The VLSI system and layout libraries were developed under the DFG project IDEAS [10]. The support by DFG is gratefully acknowledged.

| Entropy | Bit Rate | Excess Rate |
|---------|----------|-------------|
| 0.2009  | 0.2014   | 0.24%       |
| 0.3390  | 0.3397   | 0.19%       |
| 0.5440  | 0.5449   | 0.15%       |

**Table 1:** The tabular shows the results of simulation.

#### References

- [1] I. H. Witten, R. M. Neal, and J. G. Cleary, "Arithmetic coding for data compression," *Comm. ACM*, vol. 30, pp. 520-540, June 1987.
- [2] N. Abramson, Information Theory and Coding. McGraw-Hill, New York, 1963.
- [3] W. B. Pennebaker and J. L. Mitchell, JPEG still image compression standard. Van Nostrand Reinhold, 1993.
- [4] A. Klappenecker and F. U. May, "Evolving better wavelet compression schemes," in Proc. of Wavelet Applications in Signal and Image Processing III, 12-14 July 1995, San Diego, California, pp. 614-622, SPIE, 1995.
- [5] R. B. Arps, T. K. Truong, D. J. Lu, R. C. Pasco, and T. D. Friedman, "A multi-purpose VLSI chip for adaptive data compression of bilevel images," *IBM J. Res. Develop.*, vol. 32, pp. 775–795, Nov. 1988.
- [6] D. Chevion, E. D. Karnin, and E. Walach, "High efficiency, multiplication free approximation of arithmetic coding," in *Proceedings of the Data* Compression Conference, Snowbird, Utah, pp. 43– 52, 1991.
- [7] G. Feygin, P. G. Gulak, and P. Chow, "Minimizing excess code length and VLSI complexity in the multiplication free approximation of arithmetic coding," *Inform.

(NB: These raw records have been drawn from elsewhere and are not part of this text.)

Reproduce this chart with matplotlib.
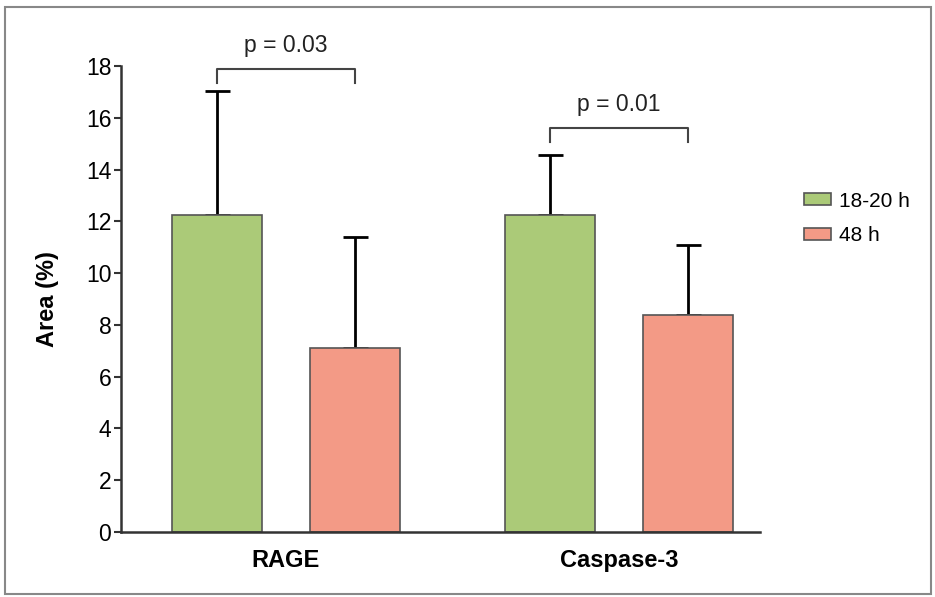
import matplotlib
matplotlib.use("Agg")
import matplotlib.pyplot as plt
import matplotlib.patches as mpatches
import numpy as np

plt.rcParams['font.family'] = ['Liberation Sans', 'DejaVu Sans']

categories = ['RAGE', 'Caspase-3']
groups = ['18-20 h', '48 h']
means_early = [12.25, 12.25]
sd_early = [4.8, 2.3]
means_late = [7.1, 8.4]
sd_late = [4.3, 2.7]
p_labels = ['p = 0.03', 'p = 0.01']
bracket_top = [17.9, 15.6]
bracket_drop = [0.55, 0.55]

GREEN = '#abca78'
RED = '#f39a86'
EDGE = '#555555'

fig = plt.figure(figsize=(9.35, 5.97), dpi=100)
ax = fig.add_axes([121/935, 1 - 532/597, (760-121)/935, (532-66)/597])

x = np.arange(len(categories))
off = 0.207
w = 0.27
ax.bar(x - off, means_early, w, color=GREEN, edgecolor=EDGE, linewidth=1.2, label=groups[0], zorder=2)
ax.bar(x + off, means_late, w, color=RED, edgecolor=EDGE, linewidth=1.2, label=groups[1], zorder=2)
ax.errorbar(x - off, means_early, yerr=[np.zeros(2), sd_early], fmt='none', ecolor='black',
            elinewidth=2, capsize=9, capthick=2, zorder=1)
ax.errorbar(x + off, means_late, yerr=[np.zeros(2), sd_late], fmt='none', ecolor='black',
            elinewidth=2, capsize=9, capthick=2, zorder=1)

for i in range(len(categories)):
    x0, x1 = x[i] - off, x[i] + off
    top = bracket_top[i]
    ax.plot([x0, x0, x1, x1], [top - bracket_drop[i], top, top, top - bracket_drop[i]],
            color='#444444', lw=1.5, clip_on=False)
    ax.text(x[i], top + 0.45, p_labels[i], ha='center', va='bottom', fontsize=16.5, color='#222222')

ax.set_xlim(-0.495, 1.423)
ax.set_ylim(0, 18)
ax.set_yticks(range(0, 19, 2))
ax.set_xticks(x)
ax.set_xticklabels(categories, fontsize=17, fontweight='bold')
ax.tick_params(axis='x', length=0, pad=12)
ax.tick_params(axis='y', labelsize=16.5, length=5, width=1.5, direction='out', color='#333333', pad=2)
ax.set_ylabel('Area (%)', fontsize=17, fontweight='bold', labelpad=19)
for s in ['top', 'right']:
    ax.spines[s].set_visible(False)
for s in ['left', 'bottom']:
    ax.spines[s].set_linewidth(1.8)
    ax.spines[s].set_color('#333333')

fig.legend(loc='upper left', bbox_to_anchor=(785/935, 1 - 173/597), frameon=False,
           fontsize=15, handlelength=1.3, handleheight=0.5, labelspacing=0.75, handletextpad=0.4)

fig.patches.append(mpatches.Rectangle((5/935, 3/597), 926/935, 587/597, transform=fig.transFigure,
                                      fill=False, edgecolor='#888888', linewidth=1.5))

fig.savefig('out.png', dpi=100)
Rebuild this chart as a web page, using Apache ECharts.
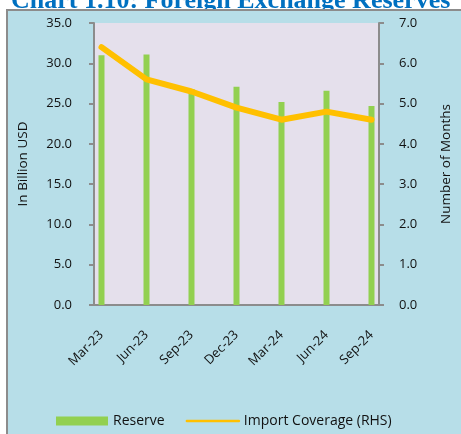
<!DOCTYPE html>
<html><head><meta charset="utf-8">
<script src="https://cdn.jsdelivr.net/npm/echarts@6/dist/echarts.min.js"></script>
<style>html,body{margin:0;padding:0;background:#fff;overflow:hidden}#c{position:absolute;left:0;top:0;width:461px;height:434px}</style>
</head><body><div id="c"></div>
<script>
const chartTitle = 'Chart 1.10: Foreign Exchange Reserves';
// monthly date axis (Excel-style date axis, major unit 3 months)
const months = ['Mar-23','Apr-23','May-23','Jun-23','Jul-23','Aug-23','Sep-23','Oct-23','Nov-23','Dec-23',
                'Jan-24','Feb-24','Mar-24','Apr-24','May-24','Jun-24','Jul-24','Aug-24','Sep-24'];
const quarters = ['Mar-23','Jun-23','Sep-23','Dec-23','Mar-24','Jun-24','Sep-24'];
const reserve = [31.0, 31.1, 26.8, 27.1, 25.2, 26.6, 24.7];          // In Billion USD
const importCoverage = [6.4, 5.6, 5.3, 4.9, 4.6, 4.8, 4.6];           // Number of Months (RHS)
const leftAxisRange = [0, 35, 5];
const rightAxisRange = [0, 7, 1];

const toMonthly = vals => months.map(m => { const i = quarters.indexOf(m); return i >= 0 ? vals[i] : null; });

const axisGray = '#8C8C8C';
const txt = '#111';
const fontFam = '"Open Sans", "Noto Sans", sans-serif';

const chart = echarts.init(document.getElementById('c'), null, {renderer: 'canvas', width: 461, height: 434});
chart.setOption({
  animation: false,
  backgroundColor: '#ffffff',
  textStyle: {fontFamily: fontFam},
  graphic: [
    {type: 'text', z: -20, silent: true, x: 11, y: 14,
     style: {text: chartTitle, font: 'bold 26px "Liberation Serif", "Times New Roman", serif', fill: '#0070C0', verticalAlign: 'bottom', align: 'left'}},
    {type: 'rect', z: -10, silent: true, shape: {x: 7, y: 10, width: 460, height: 430},
     style: {fill: '#B7DEE8', stroke: axisGray, lineWidth: 2}}
  ],
  grid: {left: 94, right: 70, top: 23, bottom: 129, show: true, backgroundColor: '#E5E0EC', borderWidth: 0},
  legend: {
    left: 56, top: 414, padding: 0, itemWidth: 52, itemHeight: 9, itemGap: 21,
    textStyle: {fontSize: 14, color: txt, fontFamily: fontFam},
    data: [
      {name: 'Reserve', icon: 'rect'},
      {name: 'Import Coverage (RHS)', lineStyle: {width: 2.5}, itemStyle: {opacity: 0}}
    ]
  },
  xAxis: {
    type: 'category', data: months, boundaryGap: true,
    axisLine: {lineStyle: {color: axisGray, width: 2}},
    axisTick: {interval: 2, length: 5, lineStyle: {color: axisGray, width: 2}},
    axisLabel: {interval: 2, rotate: 45, margin: 28, fontSize: 13, color: txt, fontFamily: fontFam},
    splitLine: {show: false}
  },
  yAxis: [
    {type: 'value', min: leftAxisRange[0], max: leftAxisRange[1], interval: leftAxisRange[2],
     name: 'In Billion USD', nameLocation: 'middle', nameGap: 64,
     nameTextStyle: {fontSize: 13.5, color: txt, fontFamily: fontFam},
     axisLine: {show: true, lineStyle: {color: axisGray, width: 2}},
     axisTick: {show: true, length: 5, lineStyle: {color: axisGray, width: 2}},
     axisLabel: {margin: 22, fontSize: 13, color: txt, fontFamily: fontFam, formatter: v => v.toFixed(1)},
     splitLine: {show: false}},
    {type: 'value', position: 'right', min: rightAxisRange[0], max: rightAxisRange[1], interval: rightAxisRange[2],
     name: 'Number of Months', nameLocation: 'middle', nameGap: 60,
     nameTextStyle: {fontSize: 13.5, color: txt, fontFamily: fontFam},
     axisLine: {show: true, lineStyle: {color: axisGray, width: 2}},
     axisTick: {show: true, length: 5, lineStyle: {color: axisGray, width: 2}},
     axisLabel: {margin: 20, fontSize: 13, color: txt, fontFamily: fontFam, formatter: v => v.toFixed(1)},
     splitLine: {show: false}}
  ],
  series: [
    {name: 'Reserve', type: 'bar', yAxisIndex: 0, data: toMonthly(reserve), barWidth: 6,
     itemStyle: {color: '#92D050'}},
    {name: 'Import Coverage (RHS)', type: 'line', yAxisIndex: 1, data: toMonthly(importCoverage),
     connectNulls: true, symbol: 'none', z: 3,
     lineStyle: {color: '#FFC000', width: 6, cap: 'round', join: 'round'},
     itemStyle: {color: '#FFC000'}}
  ]
});
</script></body></html>
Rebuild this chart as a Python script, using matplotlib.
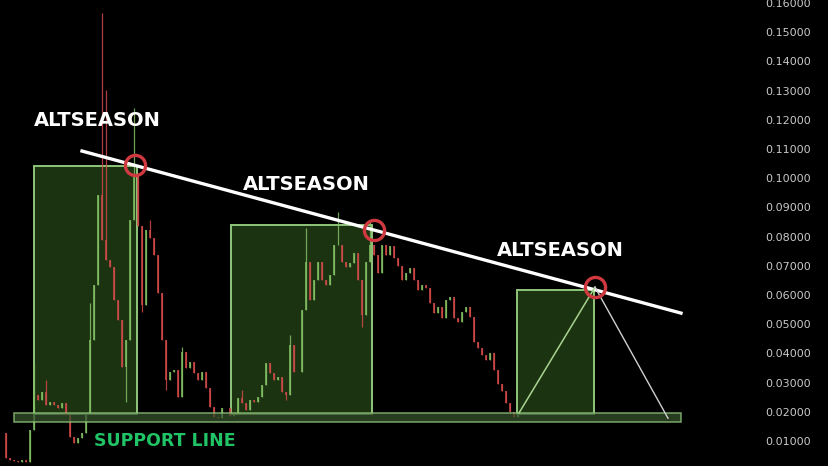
import matplotlib
matplotlib.use("Agg")
import matplotlib.pyplot as plt
from matplotlib.patches import Rectangle

# price path: candle k opens at prices[k] and closes at prices[k+1]
prices = [
    0.0127, 0.0042, 0.0035, 0.0031, 0.0028, 0.0035, 0.0028, 0.0138, 0.0258, 0.0240,
    0.0268, 0.0223, 0.0234, 0.0223, 0.0213, 0.0230, 0.0189, 0.0114, 0.0093, 0.0110,
    0.0127, 0.0196, 0.0446, 0.0634, 0.0942, 0.0788, 0.0720, 0.0696, 0.0583, 0.0514,
    0.0353, 0.0446, 0.0857, 0.1011, 0.0836, 0.0566, 0.0822, 0.0795, 0.0737, 0.0607,
    0.0446, 0.0309, 0.0336, 0.0343, 0.0251, 0.0405, 0.0350, 0.0370, 0.0333, 0.0309,
    0.0336, 0.0281, 0.0216, 0.0182, 0.0178, 0.0213, 0.0213, 0.0185, 0.0192, 0.0247,
    0.0230, 0.0206, 0.0240, 0.0234, 0.0251, 0.0292, 0.0367, 0.0333, 0.0309, 0.0319,
    0.0268, 0.0257, 0.0429, 0.0336, 0.0336, 0.0549, 0.0713, 0.0583, 0.0651, 0.0713,
    0.0651, 0.0634, 0.0668, 0.0771, 0.0771, 0.0713, 0.0696, 0.0710, 0.0744, 0.0651,
    0.0532, 0.0713, 0.0771, 0.0737, 0.0675, 0.0771, 0.0737, 0.0768, 0.0727, 0.0699,
    0.0651, 0.0675, 0.0692, 0.0651, 0.0617, 0.0634, 0.0624, 0.0573, 0.0538, 0.0559,
    0.0521, 0.0583, 0.0593, 0.0521, 0.0507, 0.0542, 0.0559, 0.0525, 0.0439, 0.0418,
    0.0394, 0.0377, 0.0401, 0.0343, 0.0295, 0.0271, 0.0230, 0.0199, 0.0182, 0.0196,
]

# notable wick extremes (candle index -> price)
wick_highs = {0: 0.0127, 7: 0.0367, 10: 0.0309, 21: 0.0573, 24: 0.1566, 25: 0.1302,
              32: 0.1240, 36: 0.0857, 44: 0.0422, 59: 0.0275, 71: 0.0463, 75: 0.0829,
              83: 0.0884, 91: 0.0857}
wick_lows = {30: 0.0233, 34: 0.0542, 40: 0.0275, 70: 0.0240, 89: 0.0490}

# annotation boxes: (start candle, end candle, top price)
boxes = [(7.0, 32.75, 0.1042), (56.25, 91.5, 0.0840), (127.75, 147.0, 0.0617)]
box_bottom = 0.0192
support = (2.0, 168.75, 0.0166, 0.0196)
trend_x = [19.0, 168.75]
trend_y = [0.1093, 0.0538]
circle_x = [32.25, 92.0, 147.25]
circle_y = [0.1045, 0.0822, 0.0627]
tri_left_x, tri_left_y = [128.25, 147.25], [0.0196, 0.0627]
tri_right_x, tri_right_y = [147.25, 165.5], [0.0627, 0.0178]
label_x = [22.75, 75.0, 138.5]
label_y = [0.1196, 0.0977, 0.0751]
yticks = [0.01, 0.02, 0.03, 0.04, 0.05, 0.06, 0.07, 0.08, 0.09, 0.10,
          0.11, 0.12, 0.13, 0.14, 0.15, 0.16]

fig = plt.figure(figsize=(8.29, 4.66), dpi=100, facecolor="black")
ax = fig.add_axes([0, 0, 750 / 829, 1])
ax.set_facecolor("black")

# boxes and support band
for x0, x1, top in boxes:
    ax.add_patch(Rectangle((x0, box_bottom), x1 - x0, top - box_bottom,
                           facecolor="#1c3312", edgecolor="#8fc47a", lw=1.4, zorder=1))
sx0, sx1, sb, st = support
ax.add_patch(Rectangle((sx0, sb), sx1 - sx0, st - sb, facecolor="#34502c",
                       edgecolor="#8fc47a", lw=1.2, alpha=0.75, zorder=4))

# candles
green, red = "#82bf62", "#cf4a48"
for i in range(len(prices) - 1):
    o, c = prices[i], prices[i + 1]
    col = green if c >= o else red
    hi = max(o, c, wick_highs.get(i, 0))
    lo = min(o, c, wick_lows.get(i, 1))
    ax.vlines(i, lo, hi, color=col, lw=0.9, alpha=0.85, zorder=2)
    ax.bar(i, abs(c - o), bottom=min(o, c), width=0.5, color=col, alpha=0.8,
           linewidth=0, zorder=3)

# trend line, triangle, circles
ax.plot(trend_x, trend_y, color="white", lw=2.4, zorder=5)
ax.plot(tri_left_x, tri_left_y, color="#a9d48f", lw=1.1, zorder=5)
ax.plot(tri_right_x, tri_right_y, color="#d0d0d0", lw=1.0, zorder=5)
ax.plot(circle_x, circle_y, "o", ms=14.5, mfc="none", mec="#d0393f", mew=2.4, zorder=6)

for lx, ly in zip(label_x, label_y):
    ax.text(lx, ly, "ALTSEASON", color="white", fontsize=14, fontweight="bold",
            ha="center", va="center", zorder=7)
ax.text(39.75, 0.0100, "SUPPORT LINE", color="#20c466", fontsize=12.5,
        fontweight="bold", ha="center", va="center", zorder=7)

ax.set_xlim(-1.5, 186)
ax.set_ylim(0.00144, 0.16103)
ax.set_xticks([])
ax.yaxis.tick_right()
ax.set_yticks(yticks)
ax.set_yticklabels([f"{v:.5f}" for v in yticks])
ax.tick_params(axis="y", length=0, pad=11, labelsize=8, labelcolor="#c8c8c8")
for s in ax.spines.values():
    s.set_visible(False)

fig.savefig("out.png", dpi=100, facecolor="black")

Processing & Management*, vol. 30, no. 6, pp. 805–816, 1994.
- [8] T. Y. Tong and I. F. Blake, "An improved multiplication-free multialphabet arithmetic code and the redundancy of arithmetic codes," to appear, 1992.
- [9] H. Printz and P. Stubley, "Multialphabet arithmetic coding at 16 MBytes/sec," in Proceedings of the Data Compression Conference, Snowbird, Utah, pp. 128-137, 1993.
- [10] T. Beth, A. Klappenecker, T. Minkwitz, and A. Nückel, "The ART behind IDEAS," in Computer Science Today (J. van Leeuwen, ed.), vol. 1000 of Lecture Notes in Computer Science, pp. 141-158, Springer Verlag, 1995.